Even with all the tracking and research, Brace is the first to say that the future is still uncertain. “We always say, 'We don't predict, we prepare.'” She admits that what usually happens is a mixture of all four futures, and it’s difficult to tell at any which moment which version of a future might be the most prominent. “People are like, ‘Oh, well, just tell me the one that I need to pay attention to.’ And we say, ‘I wish it worked that way, but it doesn't.’”
From engineer to marketer
Brace is part of a new cohort of marketers who have landed in marketing after starting out as engineers. It makes sense, as the technology often needs to take centerstage when it comes to strategy and, as Brace adds, “as we start to figure out how much we need data and what to do with it.”
During her time as an engineer at Ford, she became a major force in the early days of in-vehicle touchscreens, back when they were only found in higher-end luxury vehicles.

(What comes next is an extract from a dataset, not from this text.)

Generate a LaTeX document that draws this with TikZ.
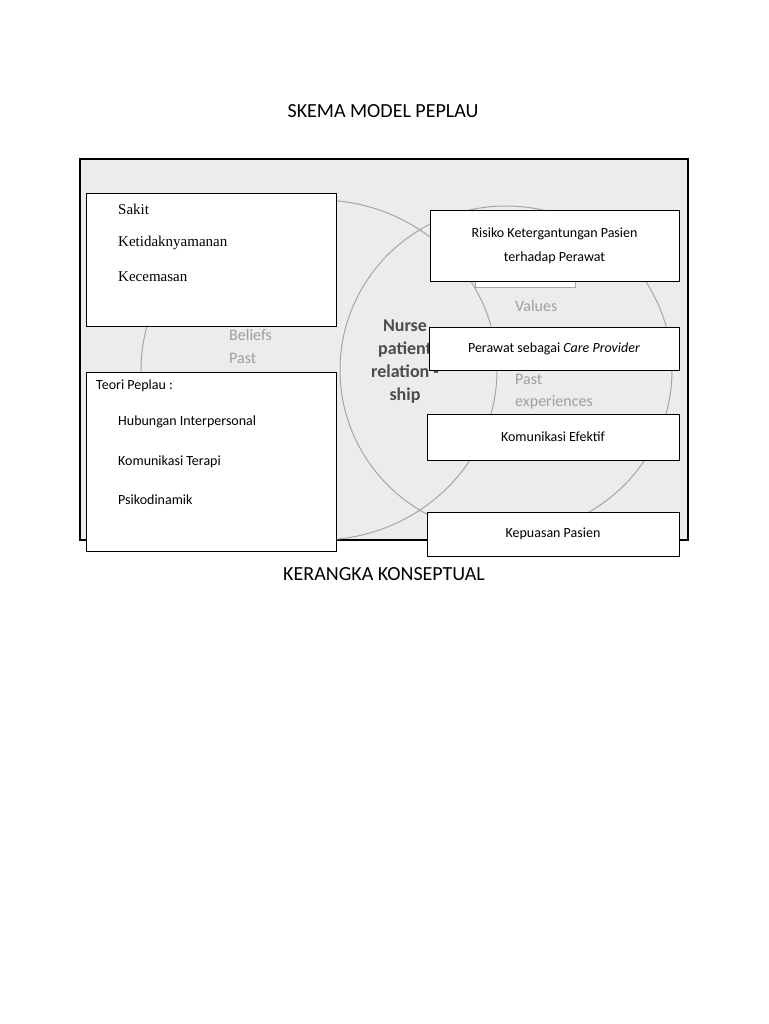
\documentclass[tikz,border=0pt]{standalone}
\usepackage{fontspec}
\setmainfont{Carlito}
\newfontfamily\serifx{Liberation Serif}
\begin{document}
\begin{tikzpicture}[x=1pt,y=-1pt,
  box/.style={draw=black,fill=white,line width=0.8pt},
  gtxt/.style={text=gray!75,font=\fontsize{16}{18}\selectfont,anchor=west,inner sep=0},
  btxt/.style={font=\fontsize{14}{16}\selectfont,anchor=west,inner sep=0},
  ctxt/.style={font=\fontsize{14}{16}\selectfont,align=center,inner sep=0}]
\useasboundingbox (0,0) rectangle (768,1024);
\node[font=\fontsize{20}{24}\selectfont] (t1) at (383,111) {SKEMA MODEL PEPLAU};
\draw[fill=gray!15,draw=black,line width=1.5pt] (80,159) rectangle (688,540);
\draw[gray!70,line width=1pt] (319,370) ellipse (178 and 170);
\draw[gray!70,line width=1pt] (506,370) ellipse (166 and 164);
\draw[gray!70,fill=white] (475,278) rectangle (575,287);
\node[gtxt] (b1) at (229,335) {Beliefs};
\node[gtxt] (b2) at (229,358) {Past};
\node[gtxt] (v1) at (515,306) {Values};
\node[gtxt] (v2) at (515,379) {Past};
\node[gtxt] (v3) at (515,402) {experiences};
\node[text=gray!60!black,font=\bfseries\fontsize{18}{23}\selectfont,align=center] (nr) at (405,362) {Nurse\\patient\\relation -\\ship};
\node[box,minimum width=250pt,minimum height=133pt] (bx1) at (211,259.5) {};
\node[btxt,font=\serifx\fontsize{15}{17}\selectfont] at (118,209) {Sakit};
\node[btxt,font=\serifx\fontsize{15}{17}\selectfont] at (118,243) {Ketidaknyamanan};
\node[btxt,font=\serifx\fontsize{15}{17}\selectfont] at (118,277) {Kecemasan};
\node[box,minimum width=250pt,minimum height=179pt] (bx2) at (211,461.5) {};
\node[btxt] at (96,386) {Teori Peplau :};
\node[btxt] at (118,422) {Hubungan Interpersonal};
\node[btxt] at (118,462) {Komunikasi Terapi};
\node[btxt] at (118,500) {Psikodinamik};
\node[box,minimum width=249pt,minimum height=71pt] (bx3) at (554.5,245.5) {};
\node[ctxt] at (bx3) {Risiko Ketergantungan Pasien\\[8pt]terhadap Perawat};
\node[box,minimum width=250pt,minimum height=43pt] (bx4) at (554,348.5) {};
\node[ctxt] at (bx4) {Perawat sebagai \textit{Care Provider}};
\node[box,minimum width=252pt,minimum height=46pt] (bx5) at (553,437) {};
\node[ctxt] at (bx5) {Komunikasi Efektif};
\node[box,minimum width=252pt,minimum height=44pt] (bx6) at (553,534) {};
\node[ctxt] at (bx6) {Kepuasan Pasien};
\node[font=\fontsize{20}{24}\selectfont] (t2) at (384,574) {KERANGKA KONSEPTUAL};
\end{tikzpicture}
\end{document}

Brace worked on the user interface, designing everything from button placement to the fonts and colors used, paying attention to how people were interacting with the product. Brace also led a team out of California for autonomous vehicle research, an area Ford continues to study.
Now her days might be filled with more theorizing, but one thing has remained constant: From her early days of helping her father assemble cars in the garage, to becoming Ford’s Chief Futurist, Brace’s enduring sense of discovery continues to propel her forward into the unknown.